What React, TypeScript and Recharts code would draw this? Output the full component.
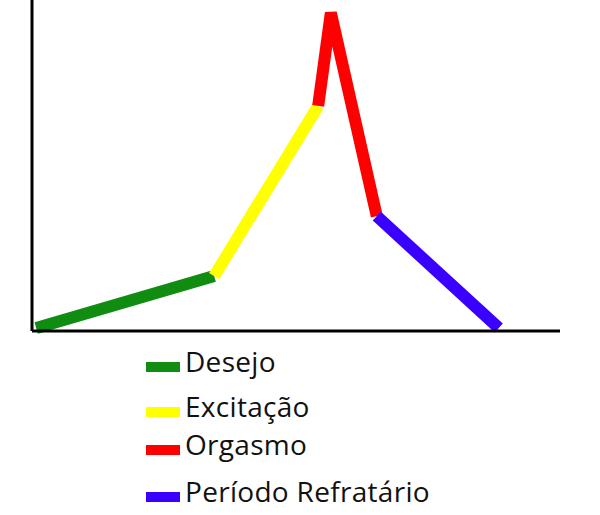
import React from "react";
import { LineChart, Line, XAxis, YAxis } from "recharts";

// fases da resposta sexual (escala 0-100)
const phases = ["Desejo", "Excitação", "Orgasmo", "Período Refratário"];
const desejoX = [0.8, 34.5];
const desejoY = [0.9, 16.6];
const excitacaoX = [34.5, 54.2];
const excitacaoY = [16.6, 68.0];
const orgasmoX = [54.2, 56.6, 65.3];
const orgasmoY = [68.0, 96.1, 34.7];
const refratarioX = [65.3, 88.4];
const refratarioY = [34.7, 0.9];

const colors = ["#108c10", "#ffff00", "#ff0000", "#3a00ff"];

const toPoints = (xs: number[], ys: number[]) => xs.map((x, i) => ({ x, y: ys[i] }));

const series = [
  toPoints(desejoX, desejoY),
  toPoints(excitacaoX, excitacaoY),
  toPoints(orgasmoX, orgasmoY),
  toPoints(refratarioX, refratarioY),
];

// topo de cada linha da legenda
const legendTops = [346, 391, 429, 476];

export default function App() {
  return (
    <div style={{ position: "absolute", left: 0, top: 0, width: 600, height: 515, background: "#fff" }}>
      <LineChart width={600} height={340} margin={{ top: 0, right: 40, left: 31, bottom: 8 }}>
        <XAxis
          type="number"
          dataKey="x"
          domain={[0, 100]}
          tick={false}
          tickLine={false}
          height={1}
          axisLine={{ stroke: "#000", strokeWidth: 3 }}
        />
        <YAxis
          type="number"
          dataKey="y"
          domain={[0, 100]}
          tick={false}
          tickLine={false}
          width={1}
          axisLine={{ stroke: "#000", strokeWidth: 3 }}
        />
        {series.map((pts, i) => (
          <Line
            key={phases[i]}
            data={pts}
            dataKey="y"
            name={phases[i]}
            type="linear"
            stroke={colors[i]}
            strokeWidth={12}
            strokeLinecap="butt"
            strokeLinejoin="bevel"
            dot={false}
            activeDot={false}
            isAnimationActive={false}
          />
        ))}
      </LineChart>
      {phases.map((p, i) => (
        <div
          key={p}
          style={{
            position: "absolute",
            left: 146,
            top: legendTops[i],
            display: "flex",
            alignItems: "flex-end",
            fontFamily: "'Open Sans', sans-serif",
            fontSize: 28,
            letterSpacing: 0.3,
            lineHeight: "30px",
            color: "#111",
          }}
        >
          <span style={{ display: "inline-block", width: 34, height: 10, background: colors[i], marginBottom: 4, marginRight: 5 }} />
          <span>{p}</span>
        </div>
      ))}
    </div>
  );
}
--------------------------------
# [PROBLEM DESCRIPTION]
Without including any pictures, print all of the material exactly as given.

# [CORRECT RESPONSE]
What React, TypeScript and Recharts code would draw this? Output the full component.
import React from "react";
import { LineChart, Line, XAxis, YAxis } from "recharts";

// fases da resposta sexual (escala 0-100)
const phases = ["Desejo", "Excitação", "Orgasmo", "Período Refratário"];
const desejoX = [0.8, 34.5];
const desejoY = [0.9, 16.6];
const excitacaoX = [34.5, 54.2];
const excitacaoY = [16.6, 68.0];
const orgasmoX = [54.2, 56.6, 65.3];
const orgasmoY = [68.0, 96.1, 34.7];
const refratarioX = [65.3, 88.4];
const refratarioY = [34.7, 0.9];

const colors = ["#108c10", "#ffff00", "#ff0000", "#3a00ff"];

const toPoints = (xs: number[], ys: number[]) => xs.map((x, i) => ({ x, y: ys[i] }));

const series = [
  toPoints(desejoX, desejoY),
  toPoints(excitacaoX, excitacaoY),
  toPoints(orgasmoX, orgasmoY),
  toPoints(refratarioX, refratarioY),
];

// topo de cada linha da legenda
const legendTops = [346, 391, 429, 476];

export default function App() {
  return (
    <div style={{ position: "absolute", left: 0, top: 0, width: 600, height: 515, background: "#fff" }}>
      <LineChart width={600} height={340} margin={{ top: 0, right: 40, left: 31, bottom: 8 }}>
        <XAxis
          type="number"
          dataKey="x"
          domain={[0, 100]}
          tick={false}
          tickLine={false}
          height={1}
          axisLine={{ stroke: "#000", strokeWidth: 3 }}
        />
        <YAxis
          type="number"
          dataKey="y"
          domain={[0, 100]}
          tick={false}
          tickLine={false}
          width={1}
          axisLine={{ stroke: "#000", strokeWidth: 3 }}
        />
        {series.map((pts, i) => (
          <Line
            key={phases[i]}
            data={pts}
            dataKey="y"
            name={phases[i]}
            type="linear"
            stroke={colors[i]}
            strokeWidth={12}
            strokeLinecap="butt"
            strokeLinejoin="bevel"
            dot={false}
            activeDot={false}
            isAnimationActive={false}
          />
        ))}
      </LineChart>
      {phases.map((p, i) => (
        <div
          key={p}
          style={{
            position: "absolute",
            left: 146,
            top: legendTops[i],
            display: "flex",
            alignItems: "flex-end",
            fontFamily: "'Open Sans', sans-serif",
            fontSize: 28,
            letterSpacing: 0.3,
            lineHeight: "30px",
            color: "#111",
          }}
        >
          <span style={{ display: "inline-block", width: 34, height: 10, background: colors[i], marginBottom: 4, marginRight: 5 }} />
          <span>{p}</span>
        </div>
      ))}
    </div>
  );
}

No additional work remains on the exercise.